The major celebrity estates are professionally managed and aggressively enforce their rights. Using a deceased celebrity’s image without permission from the estate is treated the same as unauthorized use of a living celebrity’s likeness. If you want to use a photo of a deceased celebrity commercially, contact their estate or its managing entity. A simple search for the celebrity’s name plus “estate” or “licensing” will usually lead you to the right organization.

Consequences of Skipping the Process

People who use celebrity photos without permission tend to assume nobody will notice. In practice, both photographers and celebrity management teams actively monitor unauthorized use, and the legal machinery moves fast.
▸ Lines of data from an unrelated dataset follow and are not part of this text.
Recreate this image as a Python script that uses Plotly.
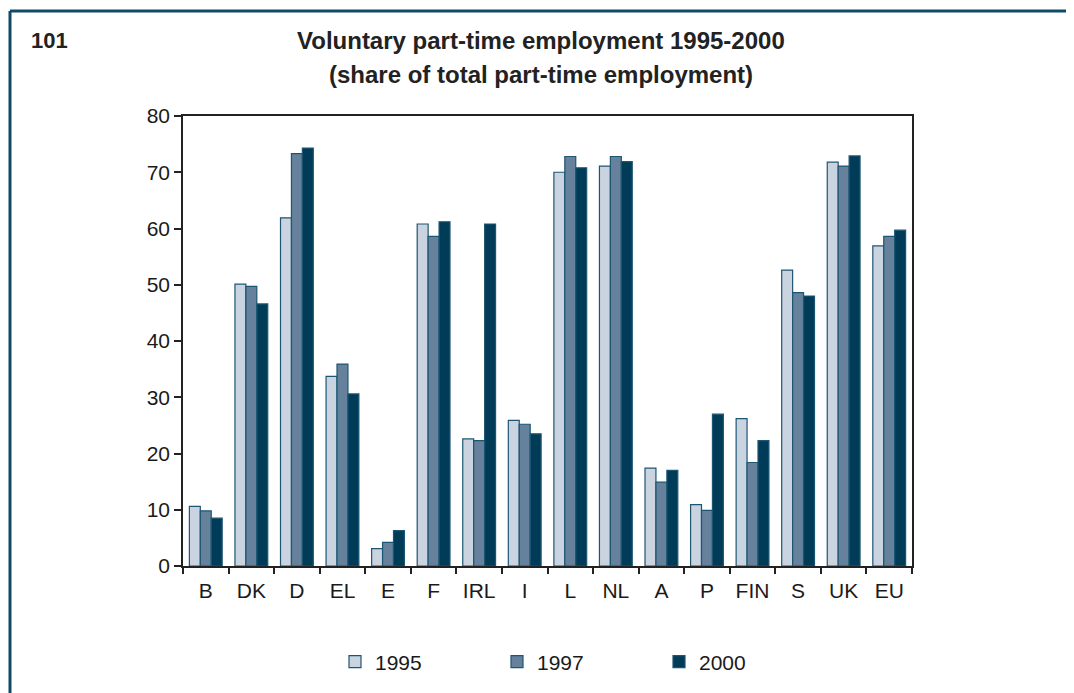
import plotly.graph_objects as go

categories = ["B", "DK", "D", "EL", "E", "F", "IRL", "I", "L", "NL", "A", "P", "FIN", "S", "UK", "EU"]
v1995 = [10.6, 50.1, 61.9, 33.7, 3.1, 60.8, 22.6, 25.9, 70.0, 71.1, 17.4, 10.9, 26.2, 52.6, 71.8, 56.9]
v1997 = [9.8, 49.7, 73.3, 35.9, 4.2, 58.6, 22.3, 25.2, 72.8, 72.8, 14.9, 9.9, 18.4, 48.6, 71.1, 58.6]
v2000 = [8.5, 46.6, 74.3, 30.6, 6.3, 61.2, 60.8, 23.5, 70.8, 71.9, 17.0, 27.0, 22.3, 48.0, 72.9, 59.7]
series_names = ["1995", "1997", "2000"]
colors = ["#c9d4e0", "#65819c", "#003c57"]
ytick_vals = [0, 10, 20, 30, 40, 50, 60, 70, 80]

OFF = 8  # default page body margin
W, H = 1074 - OFF, 693 - OFF
ML, MT = 183 - OFF, 116 - OFF
MR = W - (912 - OFF)
MB = H - (566 - OFF)
PW, PH = W - ML - MR, H - MT - MB
FONT = "Liberation Sans, Arial, sans-serif"


def px_x(p):
    return (p - OFF - ML) / PW


def px_y(p):
    return 1 - (p - OFF - MT) / PH


fig = go.Figure()
for name, vals, col in zip(series_names, [v1995, v1997, v2000], colors):
    fig.add_trace(go.Bar(
        x=categories, y=vals, name=name,
        marker=dict(color=col, line=dict(color="#1d5673", width=1.2)),
    ))

frame_col = "#0f4a66"
shapes = [
    dict(type="line", xref="paper", yref="paper", x0=px_x(10), x1=px_x(1080),
         y0=px_y(11), y1=px_y(11), line=dict(color=frame_col, width=3)),
    dict(type="line", xref="paper", yref="paper", x0=px_x(10), x1=px_x(10),
         y0=px_y(11), y1=px_y(700), line=dict(color=frame_col, width=3)),
]

annotations = [
    dict(text="<b>101</b>", xref="paper", yref="paper", x=px_x(29), y=px_y(40),
         xanchor="left", yanchor="middle", showarrow=False,
         font=dict(size=22, color="#222222", family=FONT)),
    dict(text="<b>Voluntary part-time employment 1995-2000</b>",
         xref="paper", yref="paper", x=px_x(541), y=px_y(40),
         xanchor="center", yanchor="middle", showarrow=False,
         font=dict(size=24, color="#222222", family=FONT)),
    dict(text="<b>(share of total part-time employment)</b>",
         xref="paper", yref="paper", x=px_x(541), y=px_y(75),
         xanchor="center", yanchor="middle", showarrow=False,
         font=dict(size=24, color="#222222", family=FONT)),
]

fig.update_layout(
    width=W, height=H,
    margin=dict(l=ML, r=MR, t=MT, b=MB, autoexpand=False),
    paper_bgcolor="white", plot_bgcolor="white",
    barmode="group", bargap=0.28, bargroupgap=0,
    font=dict(family=FONT, size=21, color="#1a1a1a"),
    showlegend=True,
    legend=dict(orientation="h", x=px_x(335), y=px_y(662), xanchor="left", yanchor="middle",
                entrywidth=117, entrywidthmode="pixels", itemwidth=30,
                font=dict(size=21, family=FONT, color="#1a1a1a"), bgcolor="rgba(0,0,0,0)"),
    shapes=shapes,
    annotations=annotations,
    xaxis=dict(showline=True, linecolor="#222222", linewidth=1.5, mirror=True,
               ticks="outside", tickson="boundaries", ticklen=6, tickcolor="#222222",
               tickwidth=1.5, showgrid=False, tickfont=dict(size=21), ticklabelstandoff=5),
    yaxis=dict(range=[0, 80], tickvals=ytick_vals, showline=True, linecolor="#222222",
               linewidth=1.5, mirror=True, ticks="outside", ticklen=7, tickcolor="#222222",
               tickwidth=1.5, showgrid=False, zeroline=False, tickfont=dict(size=21)),
)

fig.write_html("out.html")
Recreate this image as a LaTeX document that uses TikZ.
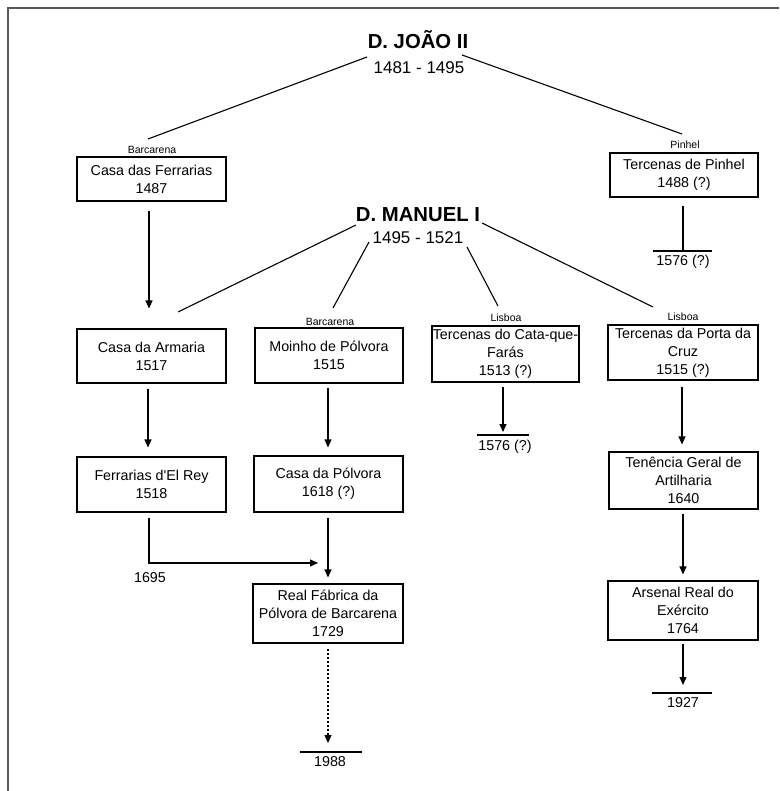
\documentclass[tikz,border=0pt]{standalone}
\usepackage{fontspec}
\setmainfont{Liberation Sans}
\usetikzlibrary{arrows.meta}
\begin{document}
\begin{tikzpicture}[x=1pt,y=-1pt,
  box/.style={draw,line width=1.1pt,inner sep=0pt,align=center,font=\fontsize{14.3}{18}\selectfont},
  txt/.style={inner sep=0pt,font=\fontsize{14.3}{18}\selectfont},
  small/.style={inner sep=0pt,font=\fontsize{10.5}{12}\selectfont},
  ttl/.style={inner sep=0pt,font=\fontsize{20.3}{24}\selectfont\bfseries},
  yrs/.style={inner sep=0pt,font=\fontsize{17}{20}\selectfont},
  ln/.style={line width=1.1pt},
  arr/.style={line width=1.1pt,-{Triangle[length=8pt,width=7pt]}},
  frame/.style={line width=2.5pt,draw=black!65},
]
\useasboundingbox (0,0) rectangle (779,791);
\draw[frame] (8,791) -- (8,8) -- (779,8);

% titles
\node[ttl] (joao) at (418,40) {D. JOÃO II};
\node[yrs] (joaoy) at (419,68) {1481 - 1495};
\node[ttl] (manuel) at (418,215) {D. MANUEL I};
\node[yrs] (manuely) at (418,238) {1495 - 1521};

% place labels
\node[small] (lb1) at (152,150) {Barcarena};
\node[small] (lp) at (685,145) {Pinhel};
\node[small] (lb2) at (330,322) {Barcarena};
\node[small] (ll1) at (506,318) {Lisboa};
\node[small] (ll2) at (683,317) {Lisboa};

% boxes
\node[box,minimum width=149,minimum height=44] (cf) at (151.5,179) {Casa das Ferrarias\\1487};
\node[box,minimum width=148,minimum height=44] (tp) at (684,175) {Tercenas de Pinhel\\1488 (?)};
\node[box,minimum width=149,minimum height=54] (ca) at (151.5,356) {Casa da Armaria\\1517};
\node[box,minimum width=148,minimum height=55] (mp) at (329,355.5) {Moinho de Pólvora\\1515};
\node[box,minimum width=147,minimum height=56] (tc) at (505.5,354) {Tercenas do Cata-que-\\Farás\\1513 (?)};
\node[box,minimum width=150,minimum height=55] (tpc) at (683,352.5) {Tercenas da Porta da\\Cruz\\1515 (?)};
\node[box,minimum width=149,minimum height=55] (fr) at (151.5,484.5) {Ferrarias d\textquotesingle El Rey\\1518};
\node[box,minimum width=149,minimum height=56] (cp) at (328.5,484) {Casa da Pólvora\\1618 (?)};
\node[box,minimum width=149,minimum height=57] (tg) at (683.5,480.5) {Tenência Geral de\\Artilharia\\1640};
\node[box,minimum width=150,minimum height=59] (rf) at (328,613.5) {Real Fábrica da\\Pólvora de Barcarena\\1729};
\node[box,minimum width=150,minimum height=59] (ar) at (683,610.5) {Arsenal Real do\\Exército\\1764};

% end dates
\node[txt] (e1) at (683,262) {1576 (?)};
\node[txt] (e2) at (505,447) {1576 (?)};
\node[txt] (e3) at (683,703) {1927};
\node[txt] (e4) at (330,762) {1988};
\node[txt] (y1695) at (150,578) {1695};

\coordinate (b1) at (683,251);
\coordinate (b2) at (503,435);
\coordinate (b3) at (683,693);
\coordinate (b4) at (328,752);
\draw[ln] (653,251) -- (712,251);
\draw[ln] (477,435) -- (529,435);
\draw[ln] (652,693) -- (712,693);
\draw[ln] (300,752) -- (362,752);

% lines from kings
\coordinate (jl) at (367,57);
\coordinate (jr) at (462,55);
\coordinate (ml) at (356,225);
\coordinate (m2) at (369,242);
\coordinate (m3) at (467,247);
\coordinate (m4) at (482,223);
\coordinate (tb1) at (148,139);
\coordinate (tp1) at (682,134);
\coordinate (tca) at (178,312);
\coordinate (tb2) at (333,308);
\coordinate (tl1) at (498,306);
\coordinate (tl2) at (653,307);
\draw[ln] (jl) -- (tb1);
\draw[ln] (jr) -- (tp1);
\draw[ln] (ml) -- (tca);
\draw[ln] (m2) -- (tb2);
\draw[ln] (m3) -- (tl1);
\draw[ln] (m4) -- (tl2);

% arrows
\draw[arr,shorten <=9pt,shorten >=20pt] (cf.south -| 149,0) -- (ca.north -| 149,0);
\draw[ln,shorten <=8pt] (tp.south -| 683,0) -- (b1);
\draw[arr,shorten <=5pt,shorten >=9pt] (ca.south -| 148,0) -- (fr.north -| 148,0);
\draw[arr,shorten <=4pt,shorten >=8pt] (mp.south -| 328,0) -- (cp.north -| 328,0);
\draw[arr,shorten <=5pt,shorten >=6pt] (cp.south -| 328,0) -- (rf.north -| 328,0);
\draw[arr,shorten <=4pt,shorten >=3pt] (tc.south -| 503,0) -- (b2);
\draw[arr,shorten <=6pt,shorten >=7pt] (tpc.south -| 682,0) -- (tg.north -| 682,0);
\draw[arr,shorten <=4pt,shorten >=6pt] (tg.south -| 683,0) -- (ar.north -| 683,0);
\draw[arr,shorten <=3pt,shorten >=8pt] (ar.south -| 683,0) -- (b3);
\draw[arr,dash pattern=on 2pt off 2pt,shorten <=5pt,shorten >=9pt] (rf.south -| 328,0) -- (b4);
\coordinate (j1) at (318,563);
\draw[arr,shorten <=5pt] (fr.south -| 149,0) |- (j1);
\end{tikzpicture}
\end{document}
On the copyright side, statutory damages between $750 and $30,000 per infringed work are available without the copyright holder needing to prove any actual loss. Willful infringement pushes the ceiling to $150,000.3U.S. Code. 17 U.S. Code 504 – Remedies for Infringement: Damages and Profits On the right of publicity side, damages include any profits attributable to the unauthorized use, plus potential punitive damages in states that allow them. And an injunction can force you to pull products from shelves, take down a website, or halt an ad campaign mid-run.

The most common scenario isn’t a dramatic trial. It’s a cease-and-desist letter followed by a demand for retroactive licensing fees and damages, which puts you in the weakest possible negotiating position. Getting the permissions upfront almost always costs less than cleaning up after the fact.